Your reaction time can be increased (made worse) by:
- Tiredness
- Distractions (like using a mobile phone)
- Alcohol or Drugs
3. Stopping Distance (P8.1e)
This is a vital concept for road safety. The Stopping Distance is the total distance a car travels from the moment the driver sees a hazard to the moment the car completely stops.
Memory Aid: Think of it as a two-part journey:
Stopping Distance = Thinking Distance + Braking Distance
Part 1: Thinking Distance
This is the distance the car travels while the driver is reacting.
Affected by: Speed and the driver's reaction time (tiredness, phones, etc.).
Part 2: Braking Distance
This is the distance the car travels after the brakes are applied.
Affected by:
- Speed: Faster cars take much longer to stop.
- Road conditions: Wet or icy roads have less friction.
- Vehicle condition: Worn brakes or "bald" tires.
Common Mistake:
Many students think alcohol affects braking distance. It doesn't! Alcohol affects the driver, so it only affects Thinking Distance. Icy roads affect the car, so they affect Braking Distance.
4. Estimating Stopping Distances (P8.1f - Higher Tier)
If you are taking the Higher Tier paper, you need to know how speed affects these distances.
- Thinking distance is directly proportional to speed. (Double the speed = Double the thinking distance).
- Braking distance increases with the square of the speed. (Double the speed = \(2^2\) = 4 times the braking distance!).
5. Forces and Safety (P8.1g, P8.1h, P8.1i)
When a car stops very suddenly (a large deceleration), it creates huge forces.

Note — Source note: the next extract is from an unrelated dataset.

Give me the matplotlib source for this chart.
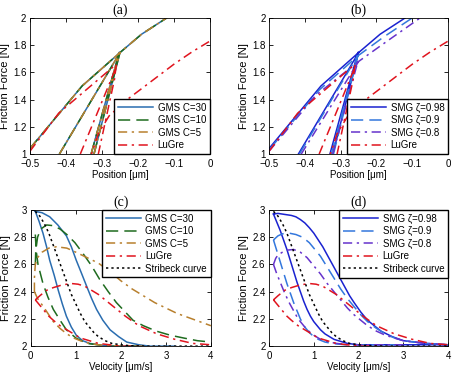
import matplotlib
matplotlib.use("Agg")
import matplotlib.pyplot as plt
import numpy as np

nan = np.nan

# ---- panel (a)/(b): position domain ----
gms_pos_x = [-0.5, -0.355, -0.25, -0.19, -0.12, nan, -0.418, -0.25, nan, -0.33, -0.252, nan, -0.322, -0.25]
gms_pos_y = [1.04, 1.5, 1.745, 1.88, 2.0, nan, 1.0, 1.745, nan, 1.0, 1.745, nan, 1.0, 1.745]

smg98_pos_x = gms_pos_x
smg98_pos_y = gms_pos_y
smg90_pos_x = [-0.5, -0.36, -0.25, -0.18, -0.10, nan, -0.415, -0.252, nan, -0.326, -0.253, nan, -0.32, -0.252]
smg90_pos_y = [1.03, 1.47, 1.725, 1.86, 2.0, nan, 1.0, 1.725, nan, 1.0, 1.725, nan, 1.0, 1.725]
smg80_pos_x = [-0.5, -0.37, -0.25, -0.17, -0.078, nan, -0.41, -0.25, nan, -0.322, -0.252]
smg80_pos_y = [1.02, 1.43, 1.68, 1.83, 2.0, nan, 1.0, 1.68, nan, 1.0, 1.68]

lugre_pos_x = [-0.335, -0.31, -0.28, -0.23, -0.15, -0.10, -0.05, 0.0, nan,
               -0.36, -0.26, nan,
               -0.5, -0.42, -0.26, -0.265, -0.31]
lugre_pos_y = [0.95, 1.15, 1.28, 1.40, 1.56, 1.66, 1.75, 1.83, nan,
               1.0, 1.64, nan,
               1.02, 1.30, 1.66, 1.55, 1.0]

# ---- panel (c)/(d): velocity domain (upper branch, nan, lower branch) ----
gms30_v = [0.1, 0.25, 0.42, 0.6, 0.79, 0.9, 1.01, 1.12, 1.24, 1.35, 1.46, 1.6, 1.76, 1.95, 2.13, 2.4, 2.64, 3.2, nan,
           0.1, 0.18, 0.27, 0.35, 0.42, 0.52, 0.61, 0.7, 0.79, 0.9, 1.01, 1.15, 1.31, 1.5, 1.76, 2.5]
gms30_f = [2.99, 2.98, 2.95, 2.89, 2.81, 2.73, 2.63, 2.54, 2.44, 2.35, 2.27, 2.19, 2.12, 2.07, 2.03, 2.01, 2.0, 2.0, nan,
           2.99, 2.92, 2.83, 2.73, 2.63, 2.52, 2.41, 2.31, 2.22, 2.14, 2.08, 2.04, 2.02, 2.01, 2.0, 2.0]

gms10_v = [0.1, 0.11, 0.15, 0.22, 0.35, 0.5, 0.65, 0.8, 0.98, 1.16, 1.35, 1.53, 1.72, 1.9, 2.1, 2.27,
           2.5, 2.79, 3.1, 3.39, 3.7, 4.0, nan,
           0.1, 0.12, 0.16, 0.27, 0.38, 0.5, 0.65, 0.79, 1.0, 1.24, 1.5, 1.76, 2.5]
gms10_f = [2.6, 2.7, 2.8, 2.86, 2.89, 2.885, 2.86, 2.82, 2.76, 2.68, 2.59, 2.49, 2.40, 2.32, 2.25, 2.19,
           2.15, 2.11, 2.08, 2.06, 2.04, 2.03, nan,
           2.82, 2.7, 2.6, 2.46, 2.36, 2.27, 2.19, 2.12, 2.06, 2.02, 2.01, 2.0, 2.0]

gms5_v = [0.08, 0.08, 0.1, 0.15, 0.25, 0.4, 0.57, 0.8, 1.0, 1.25, 1.5, 1.75, 2.0, 2.25, 2.5, 2.75,
          3.0, 3.25, 3.5, 3.75, 4.0, nan,
          0.08, 0.15, 0.3, 0.5, 0.65, 0.8, 0.95, 1.1, 1.3, 1.5, 2.0, 2.5]
gms5_f = [2.4, 2.5, 2.6, 2.65, 2.69, 2.72, 2.73, 2.72, 2.69, 2.65, 2.61, 2.55, 2.48, 2.42, 2.37, 2.32,
          2.28, 2.24, 2.21, 2.18, 2.15, nan,
          2.4, 2.35, 2.28, 2.18, 2.13, 2.09, 2.06, 2.04, 2.02, 2.01, 2.0, 2.0]

lugre_v = [0.1, 0.2, 0.35, 0.5, 0.7, 0.9, 1.05, 1.2, 1.35, 1.5, 1.65, 1.8, 1.95, 2.1, 2.25, 2.4,
           2.6, 2.8, 3.0, 3.2, 3.4, 3.6, 3.8, 4.0, nan,
           0.1, 0.2, 0.3, 0.4, 0.5, 0.65, 0.8, 0.95, 1.1, 1.3, 1.5, 1.75, 2.0, 2.5]
lugre_f = [2.34, 2.37, 2.41, 2.43, 2.45, 2.46, 2.455, 2.44, 2.41, 2.38, 2.34, 2.3, 2.26, 2.22, 2.185, 2.15,
           2.12, 2.09, 2.07, 2.05, 2.035, 2.02, 2.015, 2.01, nan,
           2.34, 2.30, 2.26, 2.22, 2.19, 2.15, 2.12, 2.09, 2.06, 2.04, 2.02, 2.01, 2.0, 2.0]

strib_v = [0.1, 0.2, 0.3, 0.4, 0.5, 0.6, 0.7, 0.8, 0.9, 1.0, 1.1, 1.2, 1.3, 1.4, 1.5, 1.65, 1.8, 2.0, 2.2, 2.6, 4.0]
strib_f = [2.99, 2.955, 2.90, 2.83, 2.74, 2.65, 2.56, 2.47, 2.38, 2.31, 2.24, 2.18, 2.14, 2.10, 2.07, 2.04,
           2.02, 2.01, 2.003, 2.0, 2.0]

smg98_v = [0.1, 0.2, 0.3, 0.4, 0.5, 0.6, 0.7, 0.8, 0.9, 1.0, 1.1, 1.2, 1.3, 1.4, 1.5, 1.6, 1.7, 1.8, 1.9,
           2.05, 2.2, 2.35, 2.5, 2.75, 3.0, 3.25, 3.5, 4.0, nan,
           0.1, 0.175, 0.25, 0.325, 0.4, 0.475, 0.55, 0.625, 0.7, 0.775, 0.85, 0.925, 1.0, 1.075, 1.15,
           1.25, 1.35, 1.45, 1.55, 1.75, 2.0, 3.0, 4.0]
smg98_f = [2.97, 2.975, 2.97, 2.965, 2.96, 2.95, 2.93, 2.905, 2.87, 2.83, 2.78, 2.73, 2.67, 2.61, 2.55, 2.49,
           2.43, 2.37, 2.32, 2.25, 2.19, 2.15, 2.11, 2.07, 2.04, 2.03, 2.02, 2.01, nan,
           2.97, 2.91, 2.85, 2.78, 2.71, 2.63, 2.55, 2.47, 2.40, 2.33, 2.27, 2.22, 2.18, 2.15, 2.12,
           2.09, 2.07, 2.05, 2.04, 2.02, 2.01, 2.01, 2.01]

smg90_v = [0.1, 0.2, 0.3, 0.45, 0.6, 0.75, 0.9, 1.0, 1.15, 1.3, 1.45, 1.6, 1.75, 1.9, 2.05, 2.2,
           2.4, 2.6, 2.8, 3.0, 3.5, 4.0, nan,
           0.1, 0.175, 0.25, 0.325, 0.4, 0.475, 0.55, 0.625, 0.7, 0.8, 0.9, 1.0, 1.1, 1.25, 1.4,
           1.7, 2.0, 3.0]
smg90_f = [2.78, 2.81, 2.825, 2.83, 2.82, 2.80, 2.76, 2.72, 2.66, 2.58, 2.50, 2.42, 2.35, 2.29, 2.23, 2.18,
           2.13, 2.09, 2.06, 2.04, 2.02, 2.01, nan,
           2.78, 2.70, 2.62, 2.54, 2.46, 2.39, 2.32, 2.26, 2.20, 2.14, 2.10, 2.07, 2.05, 2.03, 2.02,
           2.01, 2.01, 2.01]

smg80_v = [0.1, 0.15, 0.2, 0.3, 0.4, 0.55, 0.7, 0.85, 1.0, 1.15, 1.3, 1.45, 1.6, 1.75, 1.9, 2.05,
           2.2, 2.4, 2.6, 2.8, 3.0, 3.5, 4.0, nan,
           0.1, 0.175, 0.25, 0.35, 0.45, 0.55, 0.65, 0.75, 0.85, 1.0, 1.15, 1.3, 1.5, 1.8, 2.0, 3.0]
smg80_f = [2.6, 2.645, 2.67, 2.69, 2.705, 2.71, 2.69, 2.65, 2.59, 2.53, 2.46, 2.40, 2.34, 2.28, 2.23, 2.19,
           2.15, 2.11, 2.08, 2.06, 2.04, 2.02, 2.01, nan,
           2.6, 2.53, 2.47, 2.39, 2.32, 2.26, 2.2, 2.16, 2.12, 2.08, 2.05, 2.035, 2.02, 2.01, 2.01, 2.01]

c_gms30 = "#2a6db0"
c_gms10 = "#1e6b1e"
c_gms5 = "#b8802e"
c_lugre = "#e0141e"
c_s98 = "#1a22d0"
c_s90 = "#3377dd"
c_s80 = "#6633cc"

dash = (0, (8, 4))
dashdot = (0, (6, 3, 1.5, 3))
dotted = (0, (1.5, 2))

plt.rcParams["font.family"] = ["Liberation Sans", "DejaVu Sans"]

fig = plt.figure(figsize=(4.74, 3.73), dpi=100)
axa = fig.add_axes([0.063, 0.587, 0.380, 0.365])
axb = fig.add_axes([0.5675, 0.587, 0.378, 0.365])
axc = fig.add_axes([0.065, 0.072, 0.380, 0.365])
axd = fig.add_axes([0.5675, 0.072, 0.378, 0.365])

lw = 1.1

axa.plot(gms_pos_x, gms_pos_y, color=c_gms30, lw=lw, label="GMS C=30")
axa.plot(gms_pos_x, gms_pos_y, color=c_gms10, lw=lw, ls=dash, label="GMS C=10")
axa.plot(gms_pos_x, gms_pos_y, color=c_gms5, lw=lw, ls=dashdot, label="GMS C=5")
axa.plot(lugre_pos_x, lugre_pos_y, color=c_lugre, lw=lw, ls=dashdot, label="LuGre")

axb.plot(smg98_pos_x, smg98_pos_y, color=c_s98, lw=lw, label="SMG ζ=0.98")
axb.plot(smg90_pos_x, smg90_pos_y, color=c_s90, lw=lw, ls=dash, label="SMG ζ=0.9")
axb.plot(smg80_pos_x, smg80_pos_y, color=c_s80, lw=lw, ls=dashdot, label="SMG ζ=0.8")
axb.plot(lugre_pos_x, lugre_pos_y, color=c_lugre, lw=lw, ls=dashdot, label="LuGre")

axc.plot(gms30_v, gms30_f, color=c_gms30, lw=lw, label="GMS C=30")
axc.plot(gms10_v, gms10_f, color=c_gms10, lw=lw, ls=dash, label="GMS C=10")
axc.plot(gms5_v, gms5_f, color=c_gms5, lw=lw, ls=dashdot, label="GMS C=5")
axc.plot(lugre_v, lugre_f, color=c_lugre, lw=lw, ls=dashdot, label="LuGre")
axc.plot(strib_v, strib_f, color="black", lw=lw, ls=dotted, label="Stribeck curve")

axd.plot(smg98_v, smg98_f, color=c_s98, lw=lw, label="SMG ζ=0.98")
axd.plot(smg90_v, smg90_f, color=c_s90, lw=lw, ls=dash, label="SMG ζ=0.9")
axd.plot(smg80_v, smg80_f, color=c_s80, lw=lw, ls=dashdot, label="SMG ζ=0.8")
axd.plot(lugre_v, lugre_f, color=c_lugre, lw=lw, ls=dashdot, label="LuGre")
axd.plot(strib_v, strib_f, color="black", lw=lw, ls=dotted, label="Stribeck curve")

leg_kw = dict(fontsize=7, handlelength=3.6, borderaxespad=0, fancybox=False,
              edgecolor="black", framealpha=1, labelspacing=0.25,
              handletextpad=0.5, borderpad=0.4)

for ax, t in zip([axa, axb], ["(a)", "(b)"]):
    ax.set_xlim(-0.5, 0)
    ax.set_ylim(1, 2)
    ax.set_xticks([-0.5, -0.4, -0.3, -0.2, -0.1, 0])
    ax.set_xticklabels(["\u22120.5", "\u22120.4", "\u22120.3", "\u22120.2", "\u22120.1", "0"])
    ax.set_yticks([1, 1.2, 1.4, 1.6, 1.8, 2])
    ax.set_yticklabels(["1", "1.2", "1.4", "1.6", "1.8", "2"])
    ax.set_xlabel("Position [\u03bcm]", fontsize=7, labelpad=1)
    ax.set_title(t, family="Liberation Serif", fontsize=10, pad=3)
    ax.legend(loc="lower right", **leg_kw)

for ax, t in zip([axc, axd], ["(c)", "(d)"]):
    ax.set_xlim(0, 4)
    ax.set_ylim(2, 3)
    ax.set_xticks([0, 1, 2, 3, 4])
    ax.set_yticks([2, 2.2, 2.4, 2.6, 2.8, 3])
    ax.set_yticklabels(["2", "2.2", "2.4", "2.6", "2.8", "3"])
    ax.set_xlabel("Velocity [\u03bcm/s]", fontsize=7, labelpad=1)
    ax.set_title(t, family="Liberation Serif", fontsize=10, pad=3)
    ax.legend(loc="upper right", **leg_kw)

for ax in [axa, axb, axc, axd]:
    ax.set_ylabel("Friction Force [N]", fontsize=8, labelpad=2)
    ax.tick_params(direction="in", top=True, right=True, labelsize=7, length=3, width=0.6)
    ax.tick_params(axis="x", pad=3.5)
    ax.tick_params(axis="y", pad=2.5)
    for s in ax.spines.values():
        s.set_linewidth(0.6)

fig.savefig("out.png", dpi=100)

These forces are what cause injuries in a crash.
The Danger of Large Decelerations
We use Newton’s Second Law: \(Force = mass \times acceleration\) (or deceleration).
If a car stops instantly, the deceleration is massive, which means the force hitting the passengers is massive too.
Safety Features
Car designers use Physics to save lives. Features like crumple zones, seatbelts, and airbags all have the same goal:
They increase the time it takes for you to stop.
Analogy: Imagine jumping off a wall. If you land with stiff legs on concrete, it hurts! If you land on a soft mattress, the mattress squashes, making your stop take longer and reducing the force on your legs. Crumple zones are the "mattress" for the car.
Estimating Forces (Higher Tier Only)
You might be asked to estimate the force in a typical road scenario.
Example: A 1000 kg car stopping from 15 m/s (about 30 mph) in 1 second.
1. Deceleration \(a = \frac{change in velocity}{time} = \frac{15}{1} = 15 m/s^2\)
2. Force \(F = m \times a = 1000 \times 15 = 15,000 N\)
Key Takeaway:
Increase the time, decrease the force. This is the golden rule of crash safety!
Quick Review Box
Stopping Distance = Thinking + Braking.
Thinking is about the Driver.
Braking is about the Car/Road.
Safety features work by increasing the time of a collision to reduce the force.
You've reached the end of the notes for Physics on the Move! Remember, the best way to master this is to practice using the formulas \(speed = \frac{distance}{time}\) and \(F = m \times a\) with real numbers. You've got this!